» **What you should do**
All of the lines below are to be printed again exactly; images are excluded from the output.

■ ■ ■ ■

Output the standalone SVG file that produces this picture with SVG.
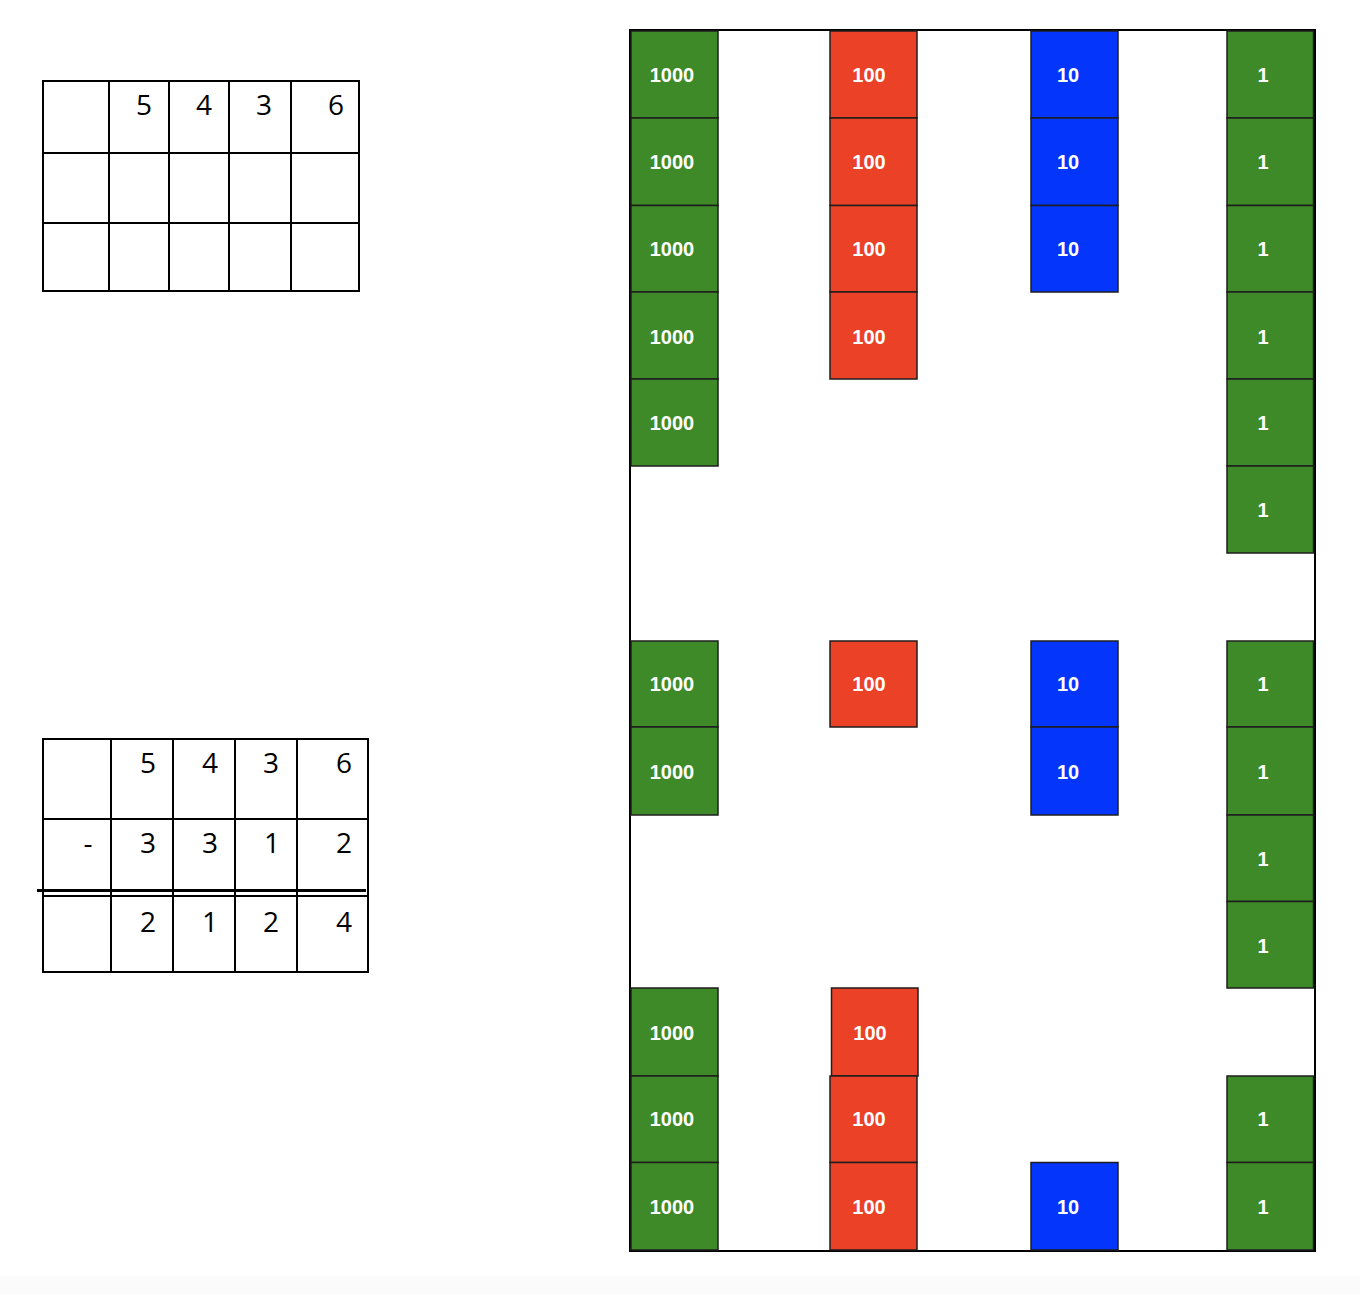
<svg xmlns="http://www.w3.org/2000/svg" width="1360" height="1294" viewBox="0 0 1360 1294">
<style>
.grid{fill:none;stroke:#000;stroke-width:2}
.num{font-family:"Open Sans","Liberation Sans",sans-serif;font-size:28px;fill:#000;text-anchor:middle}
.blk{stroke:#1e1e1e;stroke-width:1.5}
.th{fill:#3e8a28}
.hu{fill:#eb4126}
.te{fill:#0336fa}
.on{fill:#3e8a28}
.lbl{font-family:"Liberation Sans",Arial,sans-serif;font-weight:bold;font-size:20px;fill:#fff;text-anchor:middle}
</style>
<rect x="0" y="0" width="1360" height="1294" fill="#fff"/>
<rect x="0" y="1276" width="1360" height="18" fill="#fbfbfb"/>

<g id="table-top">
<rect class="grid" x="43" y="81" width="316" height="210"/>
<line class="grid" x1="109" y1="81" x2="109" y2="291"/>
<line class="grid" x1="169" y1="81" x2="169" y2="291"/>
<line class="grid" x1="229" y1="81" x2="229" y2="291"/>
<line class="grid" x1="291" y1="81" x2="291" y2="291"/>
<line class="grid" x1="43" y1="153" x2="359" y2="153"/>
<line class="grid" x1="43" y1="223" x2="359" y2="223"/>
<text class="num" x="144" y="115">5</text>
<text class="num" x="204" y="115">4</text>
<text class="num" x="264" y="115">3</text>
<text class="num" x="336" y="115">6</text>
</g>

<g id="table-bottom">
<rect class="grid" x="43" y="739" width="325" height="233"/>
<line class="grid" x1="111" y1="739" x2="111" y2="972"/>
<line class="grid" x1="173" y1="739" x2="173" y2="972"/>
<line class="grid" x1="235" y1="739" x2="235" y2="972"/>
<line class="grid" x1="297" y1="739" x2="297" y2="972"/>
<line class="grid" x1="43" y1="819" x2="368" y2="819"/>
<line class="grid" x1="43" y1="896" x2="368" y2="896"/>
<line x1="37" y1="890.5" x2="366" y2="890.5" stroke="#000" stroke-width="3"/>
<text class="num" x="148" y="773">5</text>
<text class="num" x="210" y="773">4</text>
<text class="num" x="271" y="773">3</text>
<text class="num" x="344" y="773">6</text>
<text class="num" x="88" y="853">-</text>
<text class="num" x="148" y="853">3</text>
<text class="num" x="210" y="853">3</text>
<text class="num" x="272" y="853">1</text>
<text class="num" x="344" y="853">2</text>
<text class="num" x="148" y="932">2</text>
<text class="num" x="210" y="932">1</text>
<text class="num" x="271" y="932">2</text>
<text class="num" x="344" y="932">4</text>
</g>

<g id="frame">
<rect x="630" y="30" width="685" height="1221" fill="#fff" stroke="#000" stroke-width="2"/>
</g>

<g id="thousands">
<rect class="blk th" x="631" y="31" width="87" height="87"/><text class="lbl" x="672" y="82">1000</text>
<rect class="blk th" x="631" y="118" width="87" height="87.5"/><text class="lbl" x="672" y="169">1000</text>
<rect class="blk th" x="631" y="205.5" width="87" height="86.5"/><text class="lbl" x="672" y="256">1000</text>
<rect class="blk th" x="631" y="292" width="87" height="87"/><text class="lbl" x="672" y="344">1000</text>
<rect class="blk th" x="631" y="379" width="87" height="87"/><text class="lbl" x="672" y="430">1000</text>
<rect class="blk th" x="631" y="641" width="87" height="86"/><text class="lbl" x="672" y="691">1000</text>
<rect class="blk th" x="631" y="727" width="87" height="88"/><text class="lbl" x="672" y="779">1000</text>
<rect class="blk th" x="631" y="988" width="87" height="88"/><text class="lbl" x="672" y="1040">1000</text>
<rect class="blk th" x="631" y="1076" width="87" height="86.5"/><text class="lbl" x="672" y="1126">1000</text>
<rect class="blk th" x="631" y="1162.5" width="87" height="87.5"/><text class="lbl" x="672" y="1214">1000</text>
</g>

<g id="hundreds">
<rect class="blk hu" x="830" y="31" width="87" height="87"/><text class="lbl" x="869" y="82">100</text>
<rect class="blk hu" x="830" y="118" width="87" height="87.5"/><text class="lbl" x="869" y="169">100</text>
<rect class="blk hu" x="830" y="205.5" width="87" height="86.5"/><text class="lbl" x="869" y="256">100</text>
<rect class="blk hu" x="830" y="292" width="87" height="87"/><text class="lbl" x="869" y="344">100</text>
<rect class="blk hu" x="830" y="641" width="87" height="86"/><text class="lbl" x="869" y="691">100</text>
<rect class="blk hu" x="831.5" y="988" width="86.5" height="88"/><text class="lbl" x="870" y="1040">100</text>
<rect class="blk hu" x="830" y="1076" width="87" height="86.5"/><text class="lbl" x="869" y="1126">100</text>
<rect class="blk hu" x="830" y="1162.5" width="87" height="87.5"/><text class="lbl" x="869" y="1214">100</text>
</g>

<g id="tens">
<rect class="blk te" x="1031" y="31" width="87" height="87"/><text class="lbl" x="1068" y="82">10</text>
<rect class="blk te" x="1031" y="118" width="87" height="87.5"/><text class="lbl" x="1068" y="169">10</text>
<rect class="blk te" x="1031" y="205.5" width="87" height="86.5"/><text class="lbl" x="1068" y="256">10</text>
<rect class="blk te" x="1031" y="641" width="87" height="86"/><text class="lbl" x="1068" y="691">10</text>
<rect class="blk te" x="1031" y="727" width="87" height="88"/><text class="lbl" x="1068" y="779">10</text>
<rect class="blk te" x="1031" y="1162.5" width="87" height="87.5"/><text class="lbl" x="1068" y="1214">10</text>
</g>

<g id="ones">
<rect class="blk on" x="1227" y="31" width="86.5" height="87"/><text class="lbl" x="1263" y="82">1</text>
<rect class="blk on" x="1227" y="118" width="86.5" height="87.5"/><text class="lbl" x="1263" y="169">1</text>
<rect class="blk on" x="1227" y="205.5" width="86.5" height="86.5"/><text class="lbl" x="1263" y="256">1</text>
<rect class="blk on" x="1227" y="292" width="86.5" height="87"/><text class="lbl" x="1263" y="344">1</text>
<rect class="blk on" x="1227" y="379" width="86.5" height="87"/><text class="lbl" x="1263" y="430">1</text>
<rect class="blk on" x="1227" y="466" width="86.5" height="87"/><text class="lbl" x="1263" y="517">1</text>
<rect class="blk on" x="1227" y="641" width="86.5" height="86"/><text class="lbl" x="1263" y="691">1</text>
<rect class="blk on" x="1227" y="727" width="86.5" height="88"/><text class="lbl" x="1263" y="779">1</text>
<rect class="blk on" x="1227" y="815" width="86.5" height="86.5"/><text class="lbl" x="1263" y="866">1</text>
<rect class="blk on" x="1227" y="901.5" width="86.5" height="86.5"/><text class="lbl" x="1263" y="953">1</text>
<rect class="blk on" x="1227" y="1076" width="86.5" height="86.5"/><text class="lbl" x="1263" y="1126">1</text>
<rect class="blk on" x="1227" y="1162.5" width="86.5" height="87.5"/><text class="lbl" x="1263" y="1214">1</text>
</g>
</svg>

■ ■ ■ ■

» **The solution**
Output the standalone SVG file that produces this picture with SVG.
<svg xmlns="http://www.w3.org/2000/svg" width="1360" height="1294" viewBox="0 0 1360 1294">
<style>
.grid{fill:none;stroke:#000;stroke-width:2}
.num{font-family:"Open Sans","Liberation Sans",sans-serif;font-size:28px;fill:#000;text-anchor:middle}
.blk{stroke:#1e1e1e;stroke-width:1.5}
.th{fill:#3e8a28}
.hu{fill:#eb4126}
.te{fill:#0336fa}
.on{fill:#3e8a28}
.lbl{font-family:"Liberation Sans",Arial,sans-serif;font-weight:bold;font-size:20px;fill:#fff;text-anchor:middle}
</style>
<rect x="0" y="0" width="1360" height="1294" fill="#fff"/>
<rect x="0" y="1276" width="1360" height="18" fill="#fbfbfb"/>

<g id="table-top">
<rect class="grid" x="43" y="81" width="316" height="210"/>
<line class="grid" x1="109" y1="81" x2="109" y2="291"/>
<line class="grid" x1="169" y1="81" x2="169" y2="291"/>
<line class="grid" x1="229" y1="81" x2="229" y2="291"/>
<line class="grid" x1="291" y1="81" x2="291" y2="291"/>
<line class="grid" x1="43" y1="153" x2="359" y2="153"/>
<line class="grid" x1="43" y1="223" x2="359" y2="223"/>
<text class="num" x="144" y="115">5</text>
<text class="num" x="204" y="115">4</text>
<text class="num" x="264" y="115">3</text>
<text class="num" x="336" y="115">6</text>
</g>

<g id="table-bottom">
<rect class="grid" x="43" y="739" width="325" height="233"/>
<line class="grid" x1="111" y1="739" x2="111" y2="972"/>
<line class="grid" x1="173" y1="739" x2="173" y2="972"/>
<line class="grid" x1="235" y1="739" x2="235" y2="972"/>
<line class="grid" x1="297" y1="739" x2="297" y2="972"/>
<line class="grid" x1="43" y1="819" x2="368" y2="819"/>
<line class="grid" x1="43" y1="896" x2="368" y2="896"/>
<line x1="37" y1="890.5" x2="366" y2="890.5" stroke="#000" stroke-width="3"/>
<text class="num" x="148" y="773">5</text>
<text class="num" x="210" y="773">4</text>
<text class="num" x="271" y="773">3</text>
<text class="num" x="344" y="773">6</text>
<text class="num" x="88" y="853">-</text>
<text class="num" x="148" y="853">3</text>
<text class="num" x="210" y="853">3</text>
<text class="num" x="272" y="853">1</text>
<text class="num" x="344" y="853">2</text>
<text class="num" x="148" y="932">2</text>
<text class="num" x="210" y="932">1</text>
<text class="num" x="271" y="932">2</text>
<text class="num" x="344" y="932">4</text>
</g>

<g id="frame">
<rect x="630" y="30" width="685" height="1221" fill="#fff" stroke="#000" stroke-width="2"/>
</g>

<g id="thousands">
<rect class="blk th" x="631" y="31" width="87" height="87"/><text class="lbl" x="672" y="82">1000</text>
<rect class="blk th" x="631" y="118" width="87" height="87.5"/><text class="lbl" x="672" y="169">1000</text>
<rect class="blk th" x="631" y="205.5" width="87" height="86.5"/><text class="lbl" x="672" y="256">1000</text>
<rect class="blk th" x="631" y="292" width="87" height="87"/><text class="lbl" x="672" y="344">1000</text>
<rect class="blk th" x="631" y="379" width="87" height="87"/><text class="lbl" x="672" y="430">1000</text>
<rect class="blk th" x="631" y="641" width="87" height="86"/><text class="lbl" x="672" y="691">1000</text>
<rect class="blk th" x="631" y="727" width="87" height="88"/><text class="lbl" x="672" y="779">1000</text>
<rect class="blk th" x="631" y="988" width="87" height="88"/><text class="lbl" x="672" y="1040">1000</text>
<rect class="blk th" x="631" y="1076" width="87" height="86.5"/><text class="lbl" x="672" y="1126">1000</text>
<rect class="blk th" x="631" y="1162.5" width="87" height="87.5"/><text class="lbl" x="672" y="1214">1000</text>
</g>

<g id="hundreds">
<rect class="blk hu" x="830" y="31" width="87" height="87"/><text class="lbl" x="869" y="82">100</text>
<rect class="blk hu" x="830" y="118" width="87" height="87.5"/><text class="lbl" x="869" y="169">100</text>
<rect class="blk hu" x="830" y="205.5" width="87" height="86.5"/><text class="lbl" x="869" y="256">100</text>
<rect class="blk hu" x="830" y="292" width="87" height="87"/><text class="lbl" x="869" y="344">100</text>
<rect class="blk hu" x="830" y="641" width="87" height="86"/><text class="lbl" x="869" y="691">100</text>
<rect class="blk hu" x="831.5" y="988" width="86.5" height="88"/><text class="lbl" x="870" y="1040">100</text>
<rect class="blk hu" x="830" y="1076" width="87" height="86.5"/><text class="lbl" x="869" y="1126">100</text>
<rect class="blk hu" x="830" y="1162.5" width="87" height="87.5"/><text class="lbl" x="869" y="1214">100</text>
</g>

<g id="tens">
<rect class="blk te" x="1031" y="31" width="87" height="87"/><text class="lbl" x="1068" y="82">10</text>
<rect class="blk te" x="1031" y="118" width="87" height="87.5"/><text class="lbl" x="1068" y="169">10</text>
<rect class="blk te" x="1031" y="205.5" width="87" height="86.5"/><text class="lbl" x="1068" y="256">10</text>
<rect class="blk te" x="1031" y="641" width="87" height="86"/><text class="lbl" x="1068" y="691">10</text>
<rect class="blk te" x="1031" y="727" width="87" height="88"/><text class="lbl" x="1068" y="779">10</text>
<rect class="blk te" x="1031" y="1162.5" width="87" height="87.5"/><text class="lbl" x="1068" y="1214">10</text>
</g>

<g id="ones">
<rect class="blk on" x="1227" y="31" width="86.5" height="87"/><text class="lbl" x="1263" y="82">1</text>
<rect class="blk on" x="1227" y="118" width="86.5" height="87.5"/><text class="lbl" x="1263" y="169">1</text>
<rect class="blk on" x="1227" y="205.5" width="86.5" height="86.5"/><text class="lbl" x="1263" y="256">1</text>
<rect class="blk on" x="1227" y="292" width="86.5" height="87"/><text class="lbl" x="1263" y="344">1</text>
<rect class="blk on" x="1227" y="379" width="86.5" height="87"/><text class="lbl" x="1263" y="430">1</text>
<rect class="blk on" x="1227" y="466" width="86.5" height="87"/><text class="lbl" x="1263" y="517">1</text>
<rect class="blk on" x="1227" y="641" width="86.5" height="86"/><text class="lbl" x="1263" y="691">1</text>
<rect class="blk on" x="1227" y="727" width="86.5" height="88"/><text class="lbl" x="1263" y="779">1</text>
<rect class="blk on" x="1227" y="815" width="86.5" height="86.5"/><text class="lbl" x="1263" y="866">1</text>
<rect class="blk on" x="1227" y="901.5" width="86.5" height="86.5"/><text class="lbl" x="1263" y="953">1</text>
<rect class="blk on" x="1227" y="1076" width="86.5" height="86.5"/><text class="lbl" x="1263" y="1126">1</text>
<rect class="blk on" x="1227" y="1162.5" width="86.5" height="87.5"/><text class="lbl" x="1263" y="1214">1</text>
</g>
</svg>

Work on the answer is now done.